It is hard to make load estimation at this stage but I think client-server architecture is not appropriate for that type of application and peer2peer could be a nice answer if 2 clients could communicate when they are near each other.
My point is:
Is there any methode to make possible a client to blind search other clients that are located in a certain radius without the help of a central server ? (it is possible with UDP broadcast :-)
edit : Correction. UDP Brodcast allow a client to poll a machine wherever it is, in certain range or IP address.
Thank you for your help,
Florent
You will have to have central peers/servers, because you need to centralize some information to be able to perform you functionalities.
I would go for the following:
Assign square miles (or whatever size you want) to specific servers.
Have devices send a 'I am here' message with their coordinates to some dispatcher that will forward these to the correct square mile server for handling.
Have servers register when a device enters a square mile they manage. This could be a central map to make sure a device is registered to one and only one square.
Forward this message to all other devices in the square.
And/or make sure you include to which square this message is intended and make sure the devices checks it before displays it to the user.
Tune the size of the square and the rate of 'I am here' message. That's it.
The answer actually depends on many things so I'll help out with basic strategy. To understand things out you'll need to understand how does Kademlia works (Kademlia is a DHT P2P network that stores information).
In Kademlia at first startup each node picks random ID which is a 160 bit number that represents point in a space of all possible 160 bit IDs.
The ID of the information that needs to be stored is obtained with SHA-1 function (it receives arbitrary string, and outputs 160 bit number that is treated like ID of the information that needs to be stored)
After that you have the ID of the information, you publish it, the information is physically stored on a node that has it's ID close to information ID.
(The illustration is taken from here)
The information is queried via it's ID. Both the information lookups or node lookups takes O(log(N)) hops to obtain the required information. The "XOR" metric is used in Kademlia (in your case it can be ordinary Euclidian metric).
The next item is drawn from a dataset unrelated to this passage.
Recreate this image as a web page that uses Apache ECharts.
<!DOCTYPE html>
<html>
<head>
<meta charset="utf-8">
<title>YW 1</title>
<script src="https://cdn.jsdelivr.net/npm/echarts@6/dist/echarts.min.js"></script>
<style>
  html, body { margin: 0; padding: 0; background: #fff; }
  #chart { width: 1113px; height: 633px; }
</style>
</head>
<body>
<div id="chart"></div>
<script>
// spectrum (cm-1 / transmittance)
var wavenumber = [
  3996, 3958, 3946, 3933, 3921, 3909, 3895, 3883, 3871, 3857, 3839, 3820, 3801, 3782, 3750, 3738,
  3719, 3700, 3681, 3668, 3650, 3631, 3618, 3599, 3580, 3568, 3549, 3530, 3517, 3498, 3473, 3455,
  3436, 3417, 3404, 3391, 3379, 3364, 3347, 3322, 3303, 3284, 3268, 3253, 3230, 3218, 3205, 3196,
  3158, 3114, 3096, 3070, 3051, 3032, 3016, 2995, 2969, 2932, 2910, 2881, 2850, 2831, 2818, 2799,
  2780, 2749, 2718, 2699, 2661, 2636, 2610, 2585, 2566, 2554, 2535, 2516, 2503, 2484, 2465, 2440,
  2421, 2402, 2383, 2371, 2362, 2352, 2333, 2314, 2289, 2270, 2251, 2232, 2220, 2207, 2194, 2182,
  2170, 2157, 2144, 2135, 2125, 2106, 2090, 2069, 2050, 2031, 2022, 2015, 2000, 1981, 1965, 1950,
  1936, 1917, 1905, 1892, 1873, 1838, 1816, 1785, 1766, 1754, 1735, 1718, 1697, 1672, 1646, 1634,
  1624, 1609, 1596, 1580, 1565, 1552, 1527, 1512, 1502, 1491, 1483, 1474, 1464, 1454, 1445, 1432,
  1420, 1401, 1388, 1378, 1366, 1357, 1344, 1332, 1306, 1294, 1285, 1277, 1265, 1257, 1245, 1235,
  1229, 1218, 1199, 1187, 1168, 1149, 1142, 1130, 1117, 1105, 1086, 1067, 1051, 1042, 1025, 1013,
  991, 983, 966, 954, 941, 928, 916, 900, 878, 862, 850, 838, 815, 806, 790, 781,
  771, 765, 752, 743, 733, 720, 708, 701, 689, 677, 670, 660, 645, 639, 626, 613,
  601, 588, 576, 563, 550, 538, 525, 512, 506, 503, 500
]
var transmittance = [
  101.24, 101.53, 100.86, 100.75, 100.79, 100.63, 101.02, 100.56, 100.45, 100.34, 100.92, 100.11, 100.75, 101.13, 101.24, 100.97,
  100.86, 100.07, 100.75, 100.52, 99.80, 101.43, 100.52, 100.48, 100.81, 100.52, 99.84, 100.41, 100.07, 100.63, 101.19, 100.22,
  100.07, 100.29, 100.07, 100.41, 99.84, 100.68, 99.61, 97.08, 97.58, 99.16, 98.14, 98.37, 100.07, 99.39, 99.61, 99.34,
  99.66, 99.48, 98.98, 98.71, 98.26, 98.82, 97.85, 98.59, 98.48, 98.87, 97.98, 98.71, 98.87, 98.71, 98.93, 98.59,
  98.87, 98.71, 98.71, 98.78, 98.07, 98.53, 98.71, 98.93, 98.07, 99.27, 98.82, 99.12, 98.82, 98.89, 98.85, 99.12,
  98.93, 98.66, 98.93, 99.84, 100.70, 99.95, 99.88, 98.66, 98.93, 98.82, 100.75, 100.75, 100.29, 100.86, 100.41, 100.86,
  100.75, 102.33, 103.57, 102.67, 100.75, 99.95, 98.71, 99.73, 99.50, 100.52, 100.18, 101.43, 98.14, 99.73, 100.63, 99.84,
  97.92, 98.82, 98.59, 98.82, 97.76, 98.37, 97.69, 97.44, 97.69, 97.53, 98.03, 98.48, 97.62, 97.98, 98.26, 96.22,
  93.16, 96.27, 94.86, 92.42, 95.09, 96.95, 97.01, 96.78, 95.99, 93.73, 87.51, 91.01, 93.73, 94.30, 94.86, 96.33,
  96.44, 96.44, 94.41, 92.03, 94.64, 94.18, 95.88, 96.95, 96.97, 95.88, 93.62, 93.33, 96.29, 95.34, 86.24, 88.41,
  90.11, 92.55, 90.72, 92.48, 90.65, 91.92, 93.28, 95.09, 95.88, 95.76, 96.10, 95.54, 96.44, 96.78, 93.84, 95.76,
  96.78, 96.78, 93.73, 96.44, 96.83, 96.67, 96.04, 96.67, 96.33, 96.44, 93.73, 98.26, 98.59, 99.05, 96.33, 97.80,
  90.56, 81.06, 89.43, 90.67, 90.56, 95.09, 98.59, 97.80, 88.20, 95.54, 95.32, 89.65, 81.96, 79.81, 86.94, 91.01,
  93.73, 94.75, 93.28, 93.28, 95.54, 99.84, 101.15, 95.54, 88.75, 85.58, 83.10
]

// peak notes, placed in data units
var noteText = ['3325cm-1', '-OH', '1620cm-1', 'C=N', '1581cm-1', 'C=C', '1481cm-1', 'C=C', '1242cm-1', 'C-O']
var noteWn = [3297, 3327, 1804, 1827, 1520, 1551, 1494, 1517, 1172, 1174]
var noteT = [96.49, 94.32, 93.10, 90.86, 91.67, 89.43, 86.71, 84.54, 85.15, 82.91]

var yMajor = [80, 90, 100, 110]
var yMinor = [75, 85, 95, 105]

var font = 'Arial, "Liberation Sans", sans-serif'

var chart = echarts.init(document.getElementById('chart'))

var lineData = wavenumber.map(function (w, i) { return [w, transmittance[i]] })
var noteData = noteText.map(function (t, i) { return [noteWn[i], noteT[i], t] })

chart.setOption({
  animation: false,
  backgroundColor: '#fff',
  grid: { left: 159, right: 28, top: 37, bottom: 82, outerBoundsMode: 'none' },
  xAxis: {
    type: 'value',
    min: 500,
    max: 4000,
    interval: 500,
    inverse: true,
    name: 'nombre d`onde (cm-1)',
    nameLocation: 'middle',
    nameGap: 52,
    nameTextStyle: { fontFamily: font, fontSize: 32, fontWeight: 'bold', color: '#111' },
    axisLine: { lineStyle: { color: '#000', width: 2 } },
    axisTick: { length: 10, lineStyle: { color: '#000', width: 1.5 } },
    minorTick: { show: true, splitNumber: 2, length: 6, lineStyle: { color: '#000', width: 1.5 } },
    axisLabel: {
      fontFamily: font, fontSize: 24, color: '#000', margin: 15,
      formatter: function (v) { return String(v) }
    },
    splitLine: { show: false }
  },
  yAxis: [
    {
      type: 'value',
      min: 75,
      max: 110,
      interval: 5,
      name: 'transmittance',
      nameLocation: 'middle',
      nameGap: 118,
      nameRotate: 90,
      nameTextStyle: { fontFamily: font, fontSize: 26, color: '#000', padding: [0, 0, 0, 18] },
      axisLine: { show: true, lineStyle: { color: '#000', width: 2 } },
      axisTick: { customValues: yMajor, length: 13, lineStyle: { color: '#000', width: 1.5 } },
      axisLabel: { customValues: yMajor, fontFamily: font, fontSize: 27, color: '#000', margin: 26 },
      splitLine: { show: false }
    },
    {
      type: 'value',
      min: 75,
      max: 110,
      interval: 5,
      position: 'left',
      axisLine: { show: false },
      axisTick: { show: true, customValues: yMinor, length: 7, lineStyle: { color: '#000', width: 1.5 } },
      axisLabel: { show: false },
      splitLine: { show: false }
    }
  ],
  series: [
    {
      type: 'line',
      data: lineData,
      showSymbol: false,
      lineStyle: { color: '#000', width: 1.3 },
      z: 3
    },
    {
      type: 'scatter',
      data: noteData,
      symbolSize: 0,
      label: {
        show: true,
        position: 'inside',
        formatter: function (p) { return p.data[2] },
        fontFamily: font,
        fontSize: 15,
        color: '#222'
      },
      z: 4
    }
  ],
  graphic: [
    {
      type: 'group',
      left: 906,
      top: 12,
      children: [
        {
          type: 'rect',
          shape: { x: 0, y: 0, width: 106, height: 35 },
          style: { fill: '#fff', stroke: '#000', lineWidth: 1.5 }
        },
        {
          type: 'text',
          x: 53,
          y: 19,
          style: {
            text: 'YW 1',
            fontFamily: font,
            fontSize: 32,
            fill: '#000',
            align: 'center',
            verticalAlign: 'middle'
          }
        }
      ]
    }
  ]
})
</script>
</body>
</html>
Each node maintains an array of buckets, each bucket contains addresses of nodes that are appropriate to the current bucket. The appropriate'ness is a measure of how close the IDs are. consider example:
0 160
Node 1 ID: 1101000101011111101110101001010...
Node 2 ID: 1101011101011111101110101001010...
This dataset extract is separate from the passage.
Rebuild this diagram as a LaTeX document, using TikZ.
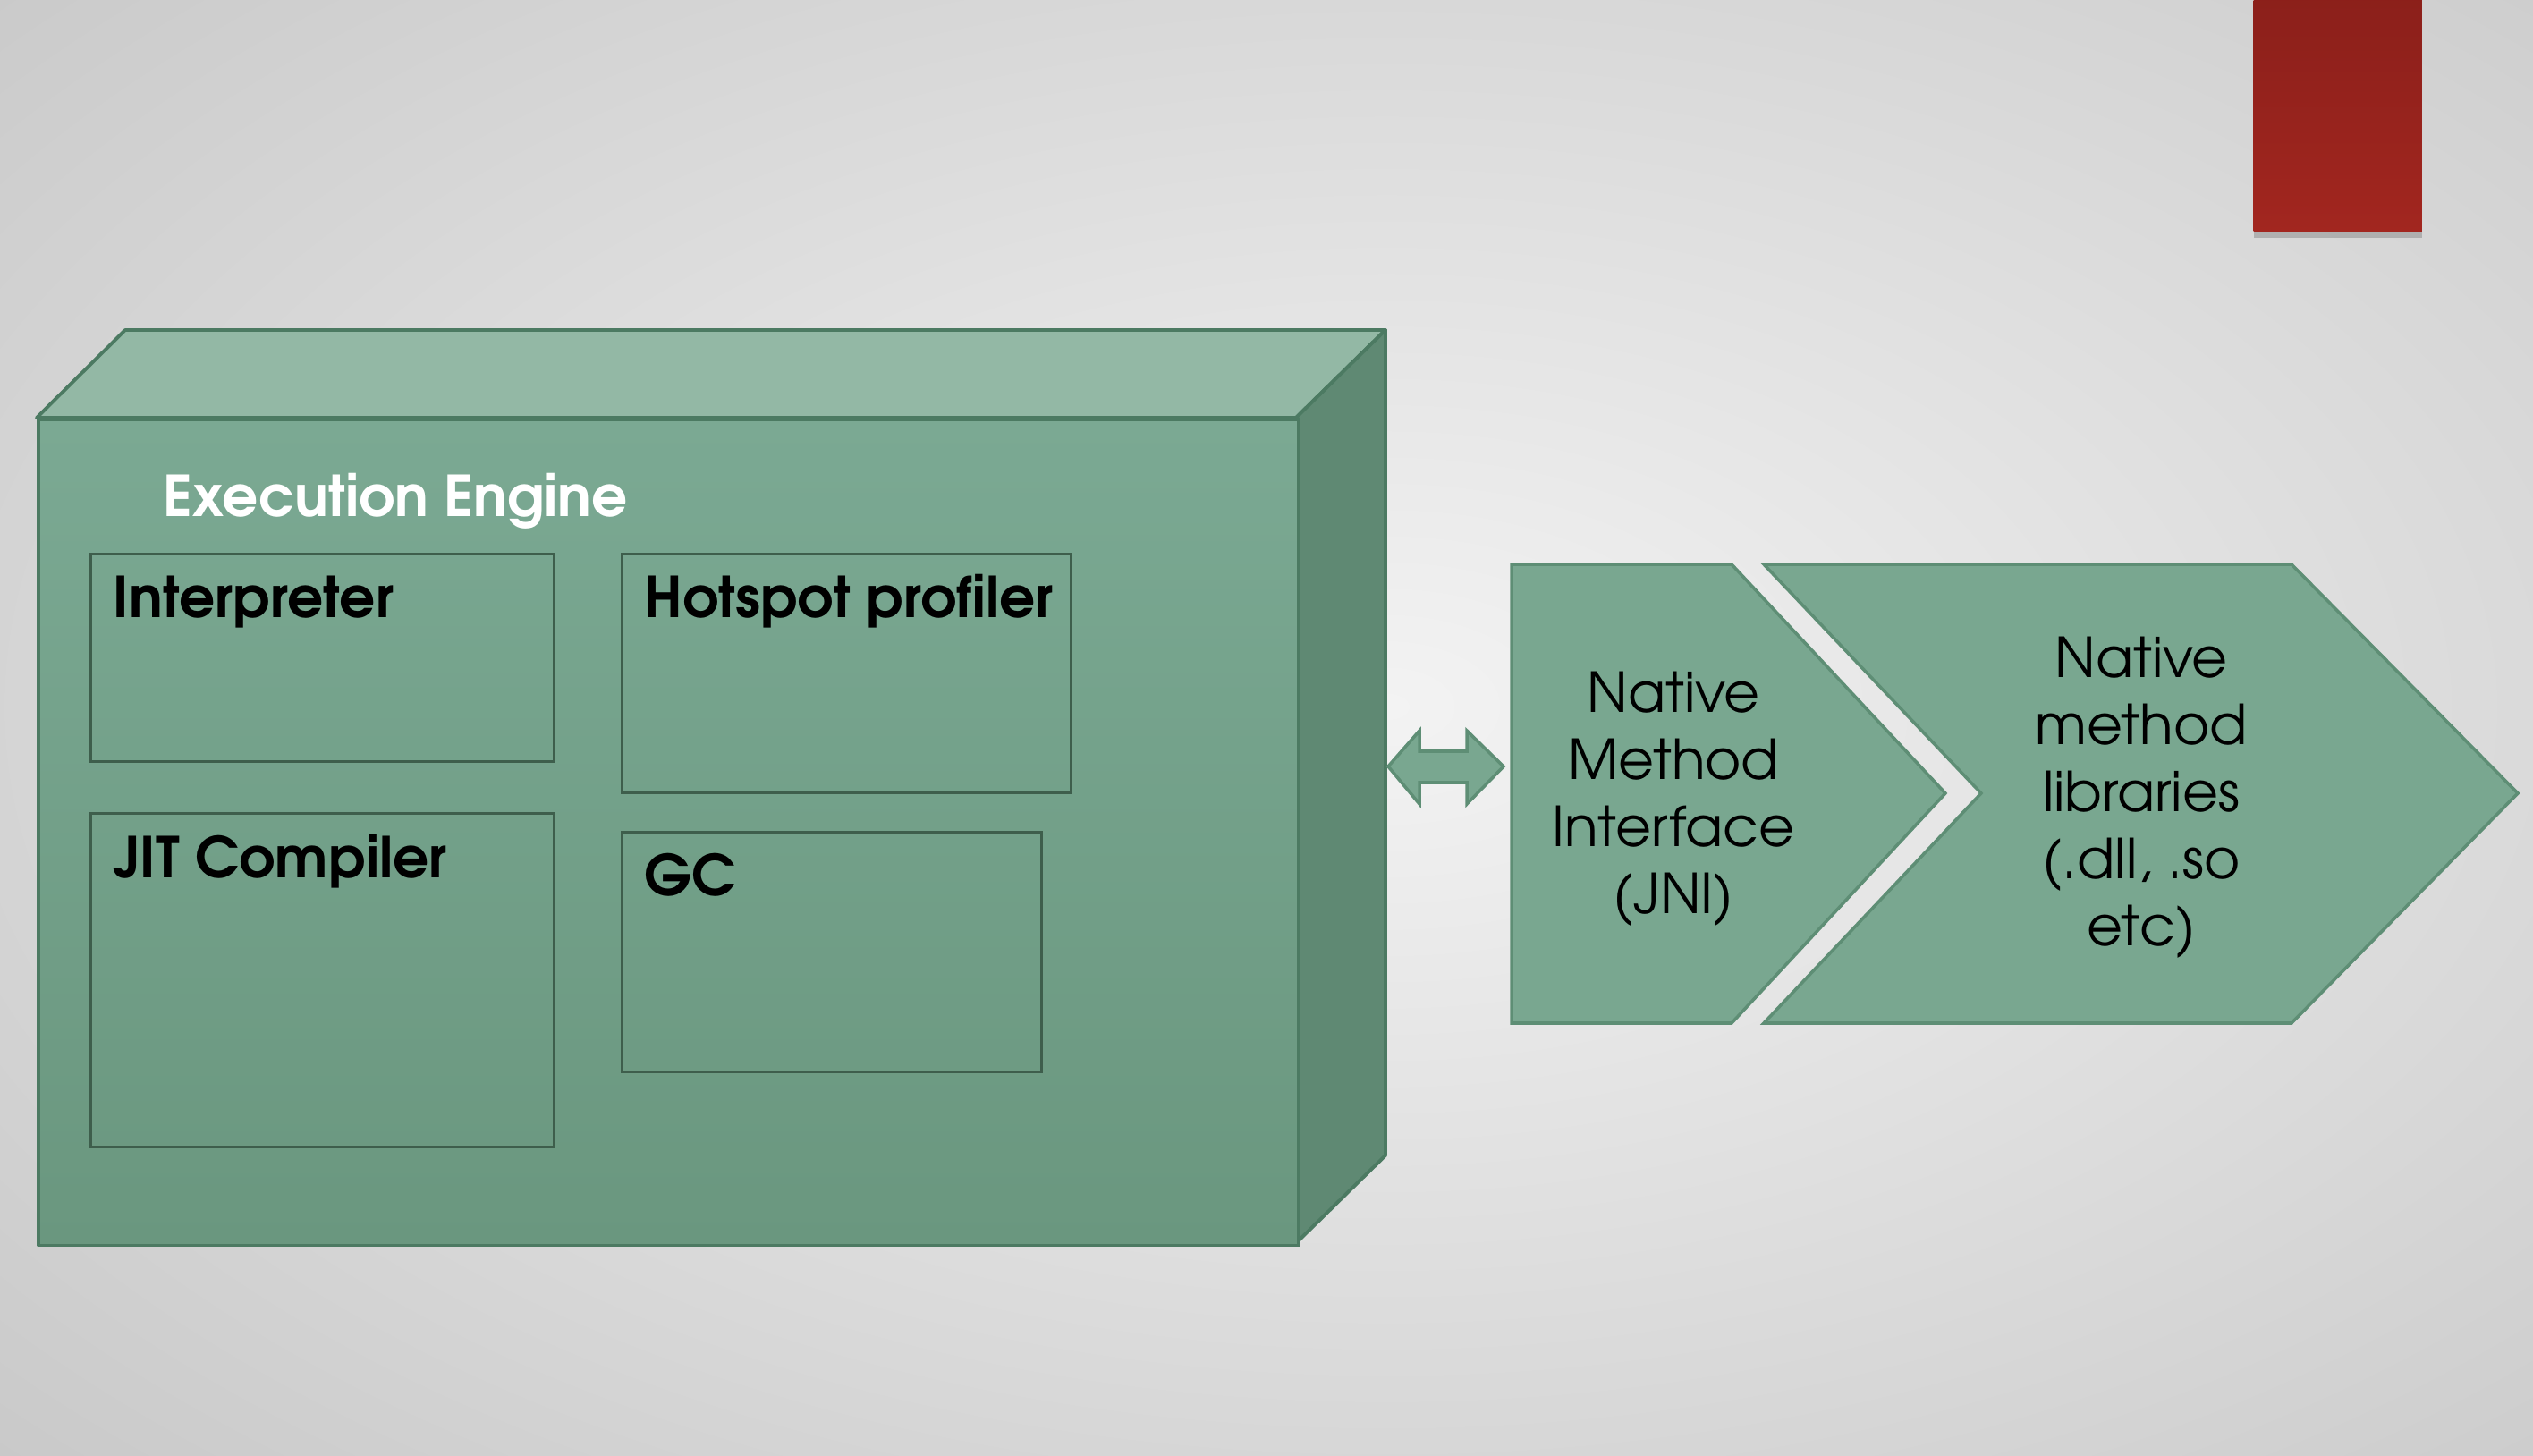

Node 3 ID: 1101000101011001101110101001010...
After applying XOR metric to Nodes #1,2 i.e (computing the number that represents the virtual distance between these nodes) we get:
index - 012345678901234
xor - 000001100000000... (the difference is in 5-th msb bit)
order - msb lsb
After applying Xor metric to Nodes #1,3 we get:
index - 012345678901234
xor - 000000000000011... (the difference is in 13-th msb bit)
order - msb lsb
Apparently Node 1 is closer to Node 3 since it has difference in less significant bits than the distance from Node 1 to Node 2. And therefore from a point of view of a Node 1, it's neighbor Node 3 goes to 13-th bucket(higher index means closer IDs), and Node 2 goes to to 5-th bucket which contains a group of nodes that are 5 MSB radixes away from a current node ID.
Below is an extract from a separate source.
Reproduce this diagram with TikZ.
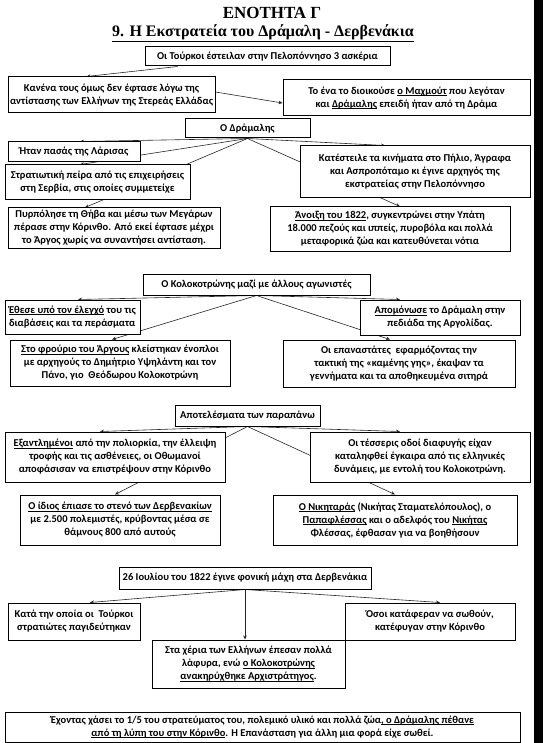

Such data structure allows each node to know it's surroundings in variety of 160 levels of distances.
Back to your example, to allow efficient geospacial queries you'll need to replace Kademlias XOR metric with ordinary Euclidian metric. In this case you will have your ID's as a 3D or 2D vectors, and unfortunately due to fact that Euclidian metric results with floating point numbers which are not directly suitable for this type of algorithm so you will need to convert them to a discrete binary numbers somehow in a way similar to what XOR function does. After that, finding node's neighboring nodes is a trivial task.
Hope this helps. Oh by the way look to HyperDex, new searchable distributed datastore closely tied to euclidian metric, might help...
Is there a service that provides latitude and longitude for UK phone numbers?
For example:
Query: 0141 574 xxx, Returns: (55.8659829, -4.2602205) [Glasgow City Centre]
Allow me to stress that I am not looking for a reverse-directory-enquires. I am more interested in 'local area' for things like weather by phone or "Where's my nearest Pizza Shop?"
If this service doesn't exist your suggestions on how to implement it or where to get data from would also be incredibly useful.
I am aware that Ofcom provides a list of area codes with a place name [1] suitable for geolocation, but I have my concerns about resolution. I see this as a particular problem in smaller towns and rural areas where an area code will cover a large geographical area.
Second Example:
Area Code: 01555, Ofcom: Lanark
However:
01555 860xxx is Crossford (4 miles W of Lanark)
01555 77xxxx is Carluke (5 miles NW)
01555 89xxxx is Lesmahagow (5 miles SW)
01555 840xxx is Carnwath (7 miles NE)
Therefore 01555 covers about ~80 sq miles. That's not particularly local.
[1] Ofcom Area Code Tool: http://www.ofcom.org.uk/consumer/2009/09/telephone-area-codes-tool/
You can get a resonable location for numbers allocated to BT.
The "L" digits map to a particular exchange within that area:
(02X) LLLL XXXX (2+8)
(011X) LLL XXXX (3+7)
(01X1) LLL XXXX (3+7)
(01XXX) LLXXXX (4+6)
(01XXX) LLXXX (4+5)
(01XXXX) LXXXX (5+5)
(01XXXX) LXXX (5+4)
For cable providers (especially those using fibre optic delivery), there is sometimes only one exchange per area code and therefore the numbers in each LL range cover the entire area code.
For numbers allocoted to other providers there's a similar problem. Additionally, those numbers may be allocated as VoIP and in use in another area or even in a completely different country. For non-BT numbers location data cannot be relied on.
For people who have moved and kept their number, location data will also be inaccurate.
That said, CodeLook does a reasonable job of showing the right data: http://www.telecom-tariffs.co.uk/codelook.htm
You may have a problem in that not all numerics after area codes are geographic. Some have been block allocated to Cable Providers. I know my own number has belonged to myself and also a person who lived about 5 miles northeast of my current location, the link... we belong to the same cable provider.
What sort of telephone numbers are they? If they are businesses, what do you think of the possibility of searching for the whole number using say, Googles API, and lifting the actual address from the page? - I know thats harder to do than that, just exploring some possibilities ..;-